# TASK TO COMPLETE
Begin with the first line and repeat exactly through the line containing "const yTicks = [2, 2.5, 3, 3.5, 4, 4.5];"; leave every image out.

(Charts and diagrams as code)
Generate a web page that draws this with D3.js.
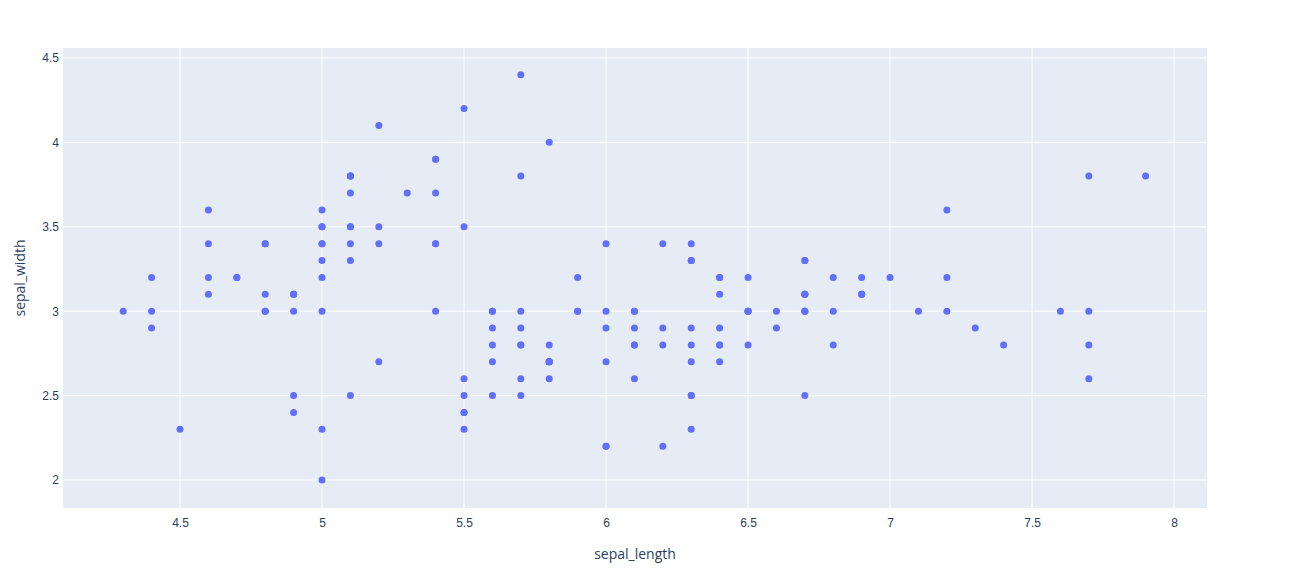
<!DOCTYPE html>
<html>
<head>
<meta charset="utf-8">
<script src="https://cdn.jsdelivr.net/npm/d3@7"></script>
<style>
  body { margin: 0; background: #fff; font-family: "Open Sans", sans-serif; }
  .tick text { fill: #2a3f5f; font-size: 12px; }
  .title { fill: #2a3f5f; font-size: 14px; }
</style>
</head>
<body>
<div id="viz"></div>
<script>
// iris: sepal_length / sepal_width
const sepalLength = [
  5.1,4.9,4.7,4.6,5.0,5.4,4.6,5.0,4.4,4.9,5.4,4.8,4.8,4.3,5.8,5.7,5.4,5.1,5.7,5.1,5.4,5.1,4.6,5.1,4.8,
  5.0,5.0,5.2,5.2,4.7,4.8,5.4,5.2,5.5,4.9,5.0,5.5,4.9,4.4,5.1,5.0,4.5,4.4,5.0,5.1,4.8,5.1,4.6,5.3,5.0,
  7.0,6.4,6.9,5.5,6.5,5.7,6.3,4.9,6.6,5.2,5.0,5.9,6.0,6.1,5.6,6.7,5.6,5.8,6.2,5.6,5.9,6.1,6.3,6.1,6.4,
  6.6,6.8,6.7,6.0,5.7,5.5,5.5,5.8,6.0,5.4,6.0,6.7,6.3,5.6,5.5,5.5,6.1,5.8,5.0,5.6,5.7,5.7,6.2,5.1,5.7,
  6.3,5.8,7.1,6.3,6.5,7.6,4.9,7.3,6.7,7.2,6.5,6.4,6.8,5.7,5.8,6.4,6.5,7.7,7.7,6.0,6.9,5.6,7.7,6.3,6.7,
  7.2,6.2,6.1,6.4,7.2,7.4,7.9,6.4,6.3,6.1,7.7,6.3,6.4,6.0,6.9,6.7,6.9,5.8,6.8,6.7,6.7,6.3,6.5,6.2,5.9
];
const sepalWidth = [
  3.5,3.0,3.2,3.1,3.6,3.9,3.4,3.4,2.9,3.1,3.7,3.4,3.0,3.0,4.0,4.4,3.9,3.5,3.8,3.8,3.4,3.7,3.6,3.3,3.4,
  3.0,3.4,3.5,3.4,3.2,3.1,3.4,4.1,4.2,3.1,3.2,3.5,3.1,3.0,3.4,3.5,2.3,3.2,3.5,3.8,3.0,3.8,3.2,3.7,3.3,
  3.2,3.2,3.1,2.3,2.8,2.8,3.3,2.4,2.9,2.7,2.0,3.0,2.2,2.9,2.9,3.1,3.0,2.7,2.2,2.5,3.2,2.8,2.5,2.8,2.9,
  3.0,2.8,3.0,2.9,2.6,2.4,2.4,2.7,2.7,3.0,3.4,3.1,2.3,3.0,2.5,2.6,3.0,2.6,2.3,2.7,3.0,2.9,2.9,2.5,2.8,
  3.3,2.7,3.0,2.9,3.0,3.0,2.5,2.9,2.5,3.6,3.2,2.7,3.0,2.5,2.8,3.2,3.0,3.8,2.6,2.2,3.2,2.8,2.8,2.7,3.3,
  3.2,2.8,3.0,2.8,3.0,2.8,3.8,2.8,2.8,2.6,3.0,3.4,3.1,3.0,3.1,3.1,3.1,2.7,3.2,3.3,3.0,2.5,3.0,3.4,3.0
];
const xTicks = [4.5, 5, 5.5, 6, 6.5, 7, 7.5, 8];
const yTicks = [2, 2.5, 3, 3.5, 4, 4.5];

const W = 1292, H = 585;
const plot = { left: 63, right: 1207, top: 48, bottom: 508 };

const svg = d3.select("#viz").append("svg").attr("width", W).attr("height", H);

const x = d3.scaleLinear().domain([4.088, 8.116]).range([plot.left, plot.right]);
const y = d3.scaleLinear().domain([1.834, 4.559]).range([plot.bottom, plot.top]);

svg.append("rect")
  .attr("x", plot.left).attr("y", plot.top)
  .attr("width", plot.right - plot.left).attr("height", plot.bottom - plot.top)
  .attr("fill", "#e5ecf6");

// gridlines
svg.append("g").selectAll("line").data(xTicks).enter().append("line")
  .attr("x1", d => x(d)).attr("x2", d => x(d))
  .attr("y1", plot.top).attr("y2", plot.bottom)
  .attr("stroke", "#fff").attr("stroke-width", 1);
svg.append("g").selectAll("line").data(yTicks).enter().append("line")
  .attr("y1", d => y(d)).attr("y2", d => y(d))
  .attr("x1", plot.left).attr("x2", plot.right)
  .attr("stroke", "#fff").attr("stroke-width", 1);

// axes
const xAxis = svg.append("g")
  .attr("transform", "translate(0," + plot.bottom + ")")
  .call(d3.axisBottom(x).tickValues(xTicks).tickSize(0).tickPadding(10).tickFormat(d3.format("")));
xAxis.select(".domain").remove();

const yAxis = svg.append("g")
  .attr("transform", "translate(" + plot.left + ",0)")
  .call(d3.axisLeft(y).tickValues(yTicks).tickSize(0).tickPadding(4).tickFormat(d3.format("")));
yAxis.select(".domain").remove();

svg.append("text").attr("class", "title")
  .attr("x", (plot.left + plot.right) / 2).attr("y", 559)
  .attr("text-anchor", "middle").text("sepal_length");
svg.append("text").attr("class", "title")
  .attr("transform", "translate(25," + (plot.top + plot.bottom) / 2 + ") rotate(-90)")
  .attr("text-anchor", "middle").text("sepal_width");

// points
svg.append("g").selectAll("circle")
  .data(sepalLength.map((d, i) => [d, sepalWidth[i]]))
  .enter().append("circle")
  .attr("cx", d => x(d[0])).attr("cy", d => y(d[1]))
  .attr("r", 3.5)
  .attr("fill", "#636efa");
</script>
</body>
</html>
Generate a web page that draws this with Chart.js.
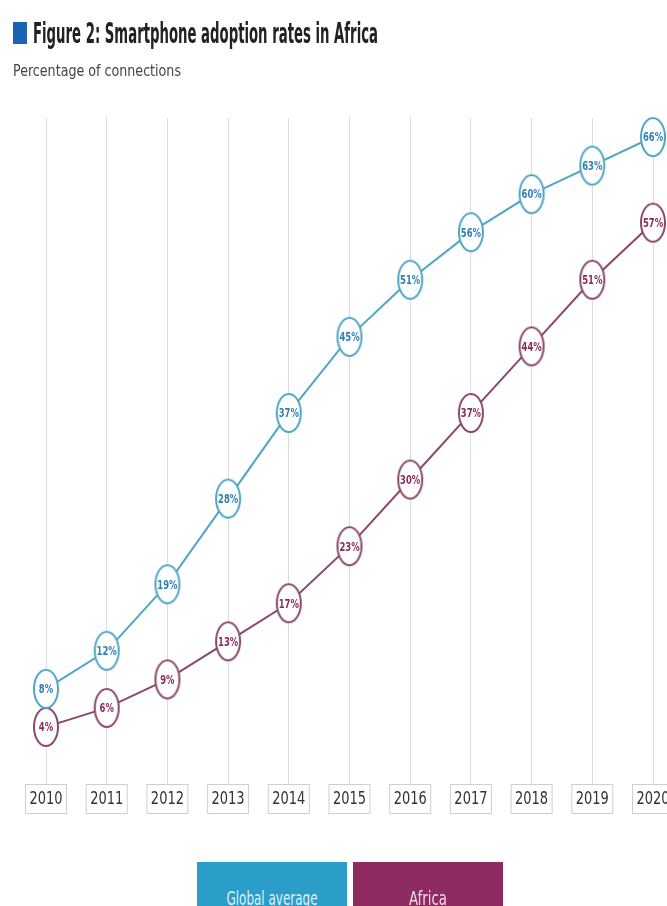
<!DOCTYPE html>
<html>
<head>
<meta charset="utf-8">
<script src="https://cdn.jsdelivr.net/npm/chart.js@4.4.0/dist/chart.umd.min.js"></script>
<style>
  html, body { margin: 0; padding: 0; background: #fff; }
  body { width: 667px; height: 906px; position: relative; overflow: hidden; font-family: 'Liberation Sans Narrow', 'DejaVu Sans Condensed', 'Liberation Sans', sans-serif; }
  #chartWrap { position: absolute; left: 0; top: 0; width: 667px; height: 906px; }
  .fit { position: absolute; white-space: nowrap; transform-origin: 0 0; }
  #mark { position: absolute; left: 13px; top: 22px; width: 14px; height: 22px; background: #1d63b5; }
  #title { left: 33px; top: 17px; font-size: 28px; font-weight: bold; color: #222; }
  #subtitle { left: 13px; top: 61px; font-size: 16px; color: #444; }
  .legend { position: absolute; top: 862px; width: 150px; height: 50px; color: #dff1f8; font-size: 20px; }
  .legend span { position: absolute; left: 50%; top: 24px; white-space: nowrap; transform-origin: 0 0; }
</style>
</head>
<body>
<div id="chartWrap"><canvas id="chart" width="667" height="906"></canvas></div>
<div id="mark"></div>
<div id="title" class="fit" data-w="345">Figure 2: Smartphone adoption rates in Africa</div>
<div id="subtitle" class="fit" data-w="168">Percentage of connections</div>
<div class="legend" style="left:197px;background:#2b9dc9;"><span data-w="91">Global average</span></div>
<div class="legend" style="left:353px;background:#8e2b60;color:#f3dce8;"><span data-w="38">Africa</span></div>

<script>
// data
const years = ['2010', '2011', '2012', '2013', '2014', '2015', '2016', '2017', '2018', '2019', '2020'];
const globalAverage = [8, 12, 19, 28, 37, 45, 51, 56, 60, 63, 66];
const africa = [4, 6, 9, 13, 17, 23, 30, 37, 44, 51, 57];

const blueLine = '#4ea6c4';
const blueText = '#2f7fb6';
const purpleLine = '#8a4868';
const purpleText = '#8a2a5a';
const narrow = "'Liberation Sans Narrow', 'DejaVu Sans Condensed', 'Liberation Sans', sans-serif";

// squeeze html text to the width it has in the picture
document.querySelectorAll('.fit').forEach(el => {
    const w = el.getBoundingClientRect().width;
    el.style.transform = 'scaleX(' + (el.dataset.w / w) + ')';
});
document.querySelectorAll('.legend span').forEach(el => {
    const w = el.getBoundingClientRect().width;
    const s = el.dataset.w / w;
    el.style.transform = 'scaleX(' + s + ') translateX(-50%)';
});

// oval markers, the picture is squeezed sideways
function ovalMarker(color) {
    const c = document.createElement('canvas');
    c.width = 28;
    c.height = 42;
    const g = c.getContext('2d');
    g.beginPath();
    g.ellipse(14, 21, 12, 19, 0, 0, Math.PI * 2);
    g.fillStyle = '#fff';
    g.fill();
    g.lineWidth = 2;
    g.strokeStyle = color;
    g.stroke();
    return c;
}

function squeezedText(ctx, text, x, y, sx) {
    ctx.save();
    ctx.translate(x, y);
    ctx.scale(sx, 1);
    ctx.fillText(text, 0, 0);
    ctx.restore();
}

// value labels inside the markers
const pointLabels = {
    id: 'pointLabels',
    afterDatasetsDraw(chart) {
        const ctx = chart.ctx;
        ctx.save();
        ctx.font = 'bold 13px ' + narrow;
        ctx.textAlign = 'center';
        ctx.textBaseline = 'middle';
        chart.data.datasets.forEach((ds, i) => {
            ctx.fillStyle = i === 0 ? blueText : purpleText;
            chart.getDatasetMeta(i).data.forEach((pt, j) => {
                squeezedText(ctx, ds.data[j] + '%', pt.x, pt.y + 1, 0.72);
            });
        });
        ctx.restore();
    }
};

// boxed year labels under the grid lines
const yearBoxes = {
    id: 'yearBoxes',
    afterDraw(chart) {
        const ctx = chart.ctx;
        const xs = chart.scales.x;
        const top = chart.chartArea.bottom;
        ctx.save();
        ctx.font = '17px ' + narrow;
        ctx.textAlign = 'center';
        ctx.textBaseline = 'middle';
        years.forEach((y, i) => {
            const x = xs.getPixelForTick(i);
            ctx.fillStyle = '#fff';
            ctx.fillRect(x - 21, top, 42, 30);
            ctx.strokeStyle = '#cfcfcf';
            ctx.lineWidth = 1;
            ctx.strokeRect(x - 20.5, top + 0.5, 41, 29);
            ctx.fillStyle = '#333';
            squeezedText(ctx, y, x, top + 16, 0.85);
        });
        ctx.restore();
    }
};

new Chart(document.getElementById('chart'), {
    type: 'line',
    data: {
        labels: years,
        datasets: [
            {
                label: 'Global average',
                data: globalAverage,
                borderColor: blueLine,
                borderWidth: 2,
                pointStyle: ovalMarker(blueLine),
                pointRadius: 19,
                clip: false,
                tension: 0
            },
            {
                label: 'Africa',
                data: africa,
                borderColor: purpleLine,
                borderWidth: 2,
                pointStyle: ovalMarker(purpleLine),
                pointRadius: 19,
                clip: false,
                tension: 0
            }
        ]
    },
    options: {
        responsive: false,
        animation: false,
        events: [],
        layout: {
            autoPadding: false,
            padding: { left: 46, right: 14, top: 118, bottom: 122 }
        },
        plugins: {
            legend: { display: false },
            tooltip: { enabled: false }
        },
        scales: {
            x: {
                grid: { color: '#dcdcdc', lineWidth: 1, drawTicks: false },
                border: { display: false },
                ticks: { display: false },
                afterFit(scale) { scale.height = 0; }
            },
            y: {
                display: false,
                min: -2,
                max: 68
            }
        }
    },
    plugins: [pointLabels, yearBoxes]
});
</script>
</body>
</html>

# THE SOLUTION
Generate a web page that draws this with D3.js.
<!DOCTYPE html>
<html>
<head>
<meta charset="utf-8">
<script src="https://cdn.jsdelivr.net/npm/d3@7"></script>
<style>
  body { margin: 0; background: #fff; font-family: "Open Sans", sans-serif; }
  .tick text { fill: #2a3f5f; font-size: 12px; }
  .title { fill: #2a3f5f; font-size: 14px; }
</style>
</head>
<body>
<div id="viz"></div>
<script>
// iris: sepal_length / sepal_width
const sepalLength = [
  5.1,4.9,4.7,4.6,5.0,5.4,4.6,5.0,4.4,4.9,5.4,4.8,4.8,4.3,5.8,5.7,5.4,5.1,5.7,5.1,5.4,5.1,4.6,5.1,4.8,
  5.0,5.0,5.2,5.2,4.7,4.8,5.4,5.2,5.5,4.9,5.0,5.5,4.9,4.4,5.1,5.0,4.5,4.4,5.0,5.1,4.8,5.1,4.6,5.3,5.0,
  7.0,6.4,6.9,5.5,6.5,5.7,6.3,4.9,6.6,5.2,5.0,5.9,6.0,6.1,5.6,6.7,5.6,5.8,6.2,5.6,5.9,6.1,6.3,6.1,6.4,
  6.6,6.8,6.7,6.0,5.7,5.5,5.5,5.8,6.0,5.4,6.0,6.7,6.3,5.6,5.5,5.5,6.1,5.8,5.0,5.6,5.7,5.7,6.2,5.1,5.7,
  6.3,5.8,7.1,6.3,6.5,7.6,4.9,7.3,6.7,7.2,6.5,6.4,6.8,5.7,5.8,6.4,6.5,7.7,7.7,6.0,6.9,5.6,7.7,6.3,6.7,
  7.2,6.2,6.1,6.4,7.2,7.4,7.9,6.4,6.3,6.1,7.7,6.3,6.4,6.0,6.9,6.7,6.9,5.8,6.8,6.7,6.7,6.3,6.5,6.2,5.9
];
const sepalWidth = [
  3.5,3.0,3.2,3.1,3.6,3.9,3.4,3.4,2.9,3.1,3.7,3.4,3.0,3.0,4.0,4.4,3.9,3.5,3.8,3.8,3.4,3.7,3.6,3.3,3.4,
  3.0,3.4,3.5,3.4,3.2,3.1,3.4,4.1,4.2,3.1,3.2,3.5,3.1,3.0,3.4,3.5,2.3,3.2,3.5,3.8,3.0,3.8,3.2,3.7,3.3,
  3.2,3.2,3.1,2.3,2.8,2.8,3.3,2.4,2.9,2.7,2.0,3.0,2.2,2.9,2.9,3.1,3.0,2.7,2.2,2.5,3.2,2.8,2.5,2.8,2.9,
  3.0,2.8,3.0,2.9,2.6,2.4,2.4,2.7,2.7,3.0,3.4,3.1,2.3,3.0,2.5,2.6,3.0,2.6,2.3,2.7,3.0,2.9,2.9,2.5,2.8,
  3.3,2.7,3.0,2.9,3.0,3.0,2.5,2.9,2.5,3.6,3.2,2.7,3.0,2.5,2.8,3.2,3.0,3.8,2.6,2.2,3.2,2.8,2.8,2.7,3.3,
  3.2,2.8,3.0,2.8,3.0,2.8,3.8,2.8,2.8,2.6,3.0,3.4,3.1,3.0,3.1,3.1,3.1,2.7,3.2,3.3,3.0,2.5,3.0,3.4,3.0
];
const xTicks = [4.5, 5, 5.5, 6, 6.5, 7, 7.5, 8];
const yTicks = [2, 2.5, 3, 3.5, 4, 4.5];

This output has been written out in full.